Still, Harper wasn’t ready to say that practice is overrated when he met with reporters after being held out of Wednesday’s workout.

“I’m not going to say that,” Harper said. “It just turned out the way it did last week. I was trying to get as much rest as I could for the ankle and be ready to go for the game — and have as much mental focus as I could during practice.

“I just tried to get as many looks as I could. I came free and made a couple of plays last week, and it turned out well for me.”

It turned out especially well for defensive coordinator Gregg Williams, who was able to count on Harper despite his injury, when he devised a game plan that would apply maximum pressure to Bears quarterback Jay Cutler.

The Saints wound up sacking Cutler six times, and numerous hits and hurries on him didn’t leave a lot of time to scan the field for his wide receivers. He connected on just 19 of 45 passes as the Bears had 246 total yards, including 3.6 yards per pass play.

As a result, Harper passed along some of the credit for his first player of the week award to some of his teammates.

“I’m honored. … It’s a great honor, but I have other guys that also played well,” he said. “(Cornerback) Jabari Greer played very well, and (defensive end) Junior Galette had an outstanding game as well.

“It wasn’t just me. We had good numbers, but somebody like Jabari really played well on the edge. That allowed me to have some extra time to get after the quarterback.”

Even with a sprained ankle.

Harper also forced an incomplete pass on third-and-6 on the Bears’ second possession of the game, but he was flagged for roughing the passer. Harper said the NFL called Saints officials this week, however, and told them the penalty shouldn’t have been called.

Saints coach Sean Payton said Harper showed a lot of improvement from the first game, when he had the tall task of covering Packers tight end Jermichael Finley man-to-man most of the night, to the second.

“It was a different-type team, but he came up big against Chicago in a lot of ways,” Payton said of Harper, who leads NFL defensive backs with 12 sacks since the start of the 2006 season. “He’s instinctive. I think he’s very good at rushing the passer from the safety position.

“Obviously, he was one of the players for us defensively that got a game ball. It was good to see him play that way, and defensively as a unit have that success.”

Harper, who had a rough game in the Saints’ 41-36 wildcard playoff loss to the Seattle Seahawks last January, said he didn’t feel vindicated for being a favorite target of fans through a long offseason.

“No, not at all,” said Harper, a two-time Pro Bowl pick. “It really wasn’t a big deal. People have an opinion, but not everybody’s opinion really counts for anything.

I’m happy to be where I’m at, and I’m where I am because of who I am.”

Free safety Malcolm Jenkins said the criticism of Harper was unwarranted.
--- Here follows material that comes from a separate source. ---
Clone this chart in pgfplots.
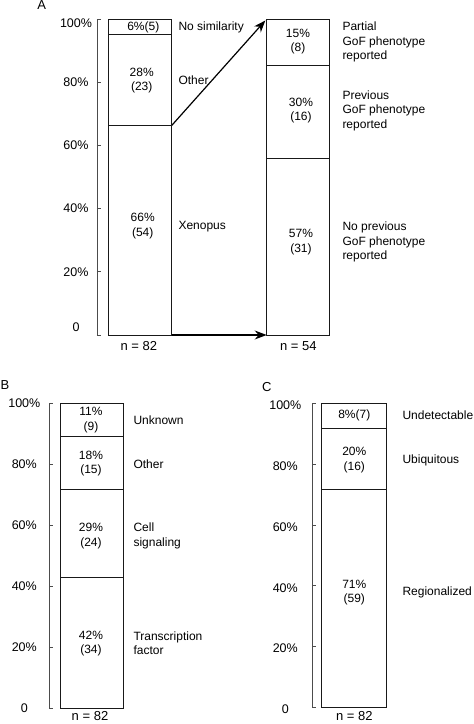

“It’s hard to tell if you don’t know our defensive schemes; you really don’t know what’s going on,” Jenkins said. “Really, in the Seattle game he was probably responsible for one touchdown. But watching the game on TV, you’d think it was all his fault.

“The way he played (Sunday), that’s typical Roman,” he said. “That’s not a surprise to us, and we expect him to continue to play at a high level.”

Saints’ management certainly expects it after rewarding Harper, who was an unrestricted free agent, with a four-year, $24 million contract just after the lockout ended in late July.

“As a team, we have a diamond in the rough right now in Roman, and the sky’s the limit,” Jenkins said. “He gets better every year, and he’s a staple of our secondary. We put a lot of stuff on his back, and we’re happy he’s playing well.”